在美国也有地方债。比如美国的底特律城市都破产了。如果是联邦制的国家,中央不管地方财政,地方政府破产就破产了。中国不是联邦制,不会有地方政府破产,以致造成地方政府的依赖思想,现在是跑项目,将来是跑债务。所以说,在中国的体制下,必须明确,中央不能随便兜底,也不能为所有的地方债务兜底。中央即使需要兜底,也一定要经过严格的审核程序,不能随便说了就算了。
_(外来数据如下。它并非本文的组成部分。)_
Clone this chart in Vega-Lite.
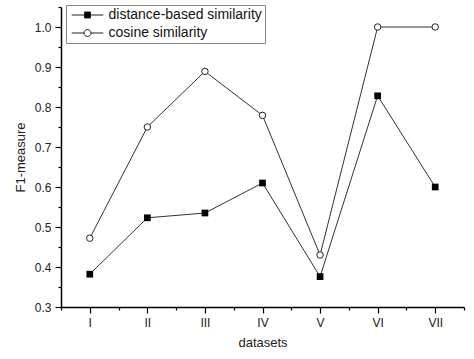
{
  "$schema": "https://vega.github.io/schema/vega-lite/v6.json",
  "autosize": "none",
  "width": 403,
  "height": 300,
  "padding": {"left": 61, "top": 7, "right": 10, "bottom": 52},
  "background": "white",
  "config": {
    "view": {"stroke": null},
    "font": "Liberation Sans",
    "axis": {
      "grid": false,
      "domainColor": "black",
      "domainWidth": 1.5,
      "tickColor": "black",
      "tickWidth": 1.2,
      "labelColor": "#222",
      "labelFont": "Liberation Sans",
      "labelFontSize": 12,
      "titleFont": "Liberation Sans",
      "titleFontSize": 13,
      "titleFontWeight": "normal",
      "titleColor": "#222"
    },
    "legend": {
      "symbolStrokeWidth": 1,
      "symbolOpacity": 1
    }
  },
  "data": {
    "values": [
      {"ds": 1, "series": "distance-based similarity", "f1": 0.382},
      {"ds": 2, "series": "distance-based similarity", "f1": 0.523},
      {"ds": 3, "series": "distance-based similarity", "f1": 0.535},
      {"ds": 4, "series": "distance-based similarity", "f1": 0.61},
      {"ds": 5, "series": "distance-based similarity", "f1": 0.376},
      {"ds": 6, "series": "distance-based similarity", "f1": 0.828},
      {"ds": 7, "series": "distance-based similarity", "f1": 0.6},
      {"ds": 1, "series": "cosine similarity", "f1": 0.472},
      {"ds": 2, "series": "cosine similarity", "f1": 0.75},
      {"ds": 3, "series": "cosine similarity", "f1": 0.889},
      {"ds": 4, "series": "cosine similarity", "f1": 0.779},
      {"ds": 5, "series": "cosine similarity", "f1": 0.43},
      {"ds": 6, "series": "cosine similarity", "f1": 1.0},
      {"ds": 7, "series": "cosine similarity", "f1": 1.0}
    ]
  },
  "encoding": {
    "x": {
      "field": "ds",
      "type": "quantitative",
      "scale": {"domain": [0.5, 7.5], "nice": false, "zero": false},
      "axis": {
        "title": "datasets",
        "values": [0.5, 1, 1.5, 2, 2.5, 3, 3.5, 4, 4.5, 5, 5.5, 6, 6.5, 7, 7.5],
        "labelExpr": "datum.value % 1 ? '' : ['I','II','III','IV','V','VI','VII'][datum.value - 1]",
        "tickSize": {"expr": "datum.value % 1 ? 3 : 6"},
        "labelPadding": 4,
        "titlePadding": 8,
        "labelFlush": false,
        "labelOverlap": false
      }
    },
    "y": {
      "field": "f1",
      "type": "quantitative",
      "scale": {"domain": [0.3, 1.05], "nice": false, "zero": false},
      "axis": {
        "title": "F1-measure",
        "values": [0.3, 0.35, 0.4, 0.45, 0.5, 0.55, 0.6, 0.65, 0.7, 0.75, 0.8, 0.85, 0.9, 0.95, 1.0, 1.05],
        "labelExpr": "round(datum.value * 20) % 2 ? '' : format(datum.value, '.1f')",
        "tickSize": {"expr": "round(datum.value * 20) % 2 ? 3 : 6"},
        "labelPadding": 4,
        "titlePadding": 7,
        "labelFlush": false,
        "labelOverlap": false
      }
    }
  },
  "layer": [
    {
      "mark": {"type": "line", "color": "#333", "strokeWidth": 1},
      "encoding": {"detail": {"field": "series"}}
    },
    {
      "transform": [{"filter": "datum.series == 'distance-based similarity'"}],
      "mark": {"type": "point", "shape": "square", "filled": true, "color": "black", "opacity": 1, "size": 45}
    },
    {
      "transform": [{"filter": "datum.series == 'cosine similarity'"}],
      "mark": {"type": "point", "shape": "circle", "filled": false, "fill": "white", "stroke": "#222", "strokeWidth": 1, "opacity": 1, "size": 42}
    },
    {
      "transform": [{"filter": "datum.f1 > 5"}],
      "mark": {"type": "point", "filled": true, "opacity": 1, "strokeWidth": 1},
      "encoding": {
        "shape": {
          "field": "series",
          "type": "nominal",
          "scale": {
            "domain": ["distance-based similarity", "cosine similarity"],
            "range": [
              "M-0.614,0H1.213M2.073,0H3.9M1.213,-0.43H2.073V0.43H1.213Z",
              "M-0.614,0H1.143M2.143,0H3.9M2.143,0A0.5,0.5,0,1,1,1.143,0A0.5,0.5,0,1,1,2.143,0Z"
            ]
          },
          "legend": {
            "title": null,
            "orient": "none",
            "legendX": 5,
            "legendY": -2,
            "symbolSize": 196,
            "labelFont": "Liberation Sans",
            "labelFontSize": 14,
            "labelColor": "#111",
            "labelOffset": 25,
            "rowPadding": 3,
            "strokeColor": "#888",
            "padding": 2.5
          }
        },
        "fill": {
          "field": "series",
          "type": "nominal",
          "scale": {
            "domain": ["distance-based similarity", "cosine similarity"],
            "range": ["black", "white"]
          },
          "legend": {
            "title": null,
            "orient": "none",
            "legendX": 5,
            "legendY": -2,
            "symbolSize": 196,
            "labelFont": "Liberation Sans",
            "labelFontSize": 14,
            "labelColor": "#111",
            "labelOffset": 25,
            "rowPadding": 3,
            "strokeColor": "#888",
            "padding": 2.5
          }
        },
        "stroke": {
          "field": "series",
          "type": "nominal",
          "scale": {
            "domain": ["distance-based similarity", "cosine similarity"],
            "range": ["#222", "#222"]
          },
          "legend": {
            "title": null,
            "orient": "none",
            "legendX": 5,
            "legendY": -2,
            "symbolSize": 196,
            "labelFont": "Liberation Sans",
            "labelFontSize": 14,
            "labelColor": "#111",
            "labelOffset": 25,
            "rowPadding": 3,
            "strokeColor": "#888",
            "padding": 2.5
          }
        }
      }
    }
  ]
}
另外,还有一条一定要明确,地方的主管官员要实行终身负责制。如果在任时有债务一定要追究责任,调走前一定要审查弄清楚。不能升了官离开当地债务就不管了。
记者:财政部副部长朱光耀提出,国务院已明确批准一万亿地方债置换计划,相对于地方债规模来说,可能不会满足地方需求。根据目前财政部部长楼继伟所言“开前门堵后门”的计划,有两种途径,除了置换,还有发债。债务发行是否会对已经面临下行压力的中国经济造成冲击?
厉以宁:地方债劵多少,什么时候卖,利率多高,什么时候开始还,等等,这些在国外是非常严格的,而且必须在债券市场上卖。但是我国真正发行地方债券还不多。很多都是经过银行担保,这种情况问题比较大,是计划经济下的办法,不是市场的办法。发债券是市场的办法。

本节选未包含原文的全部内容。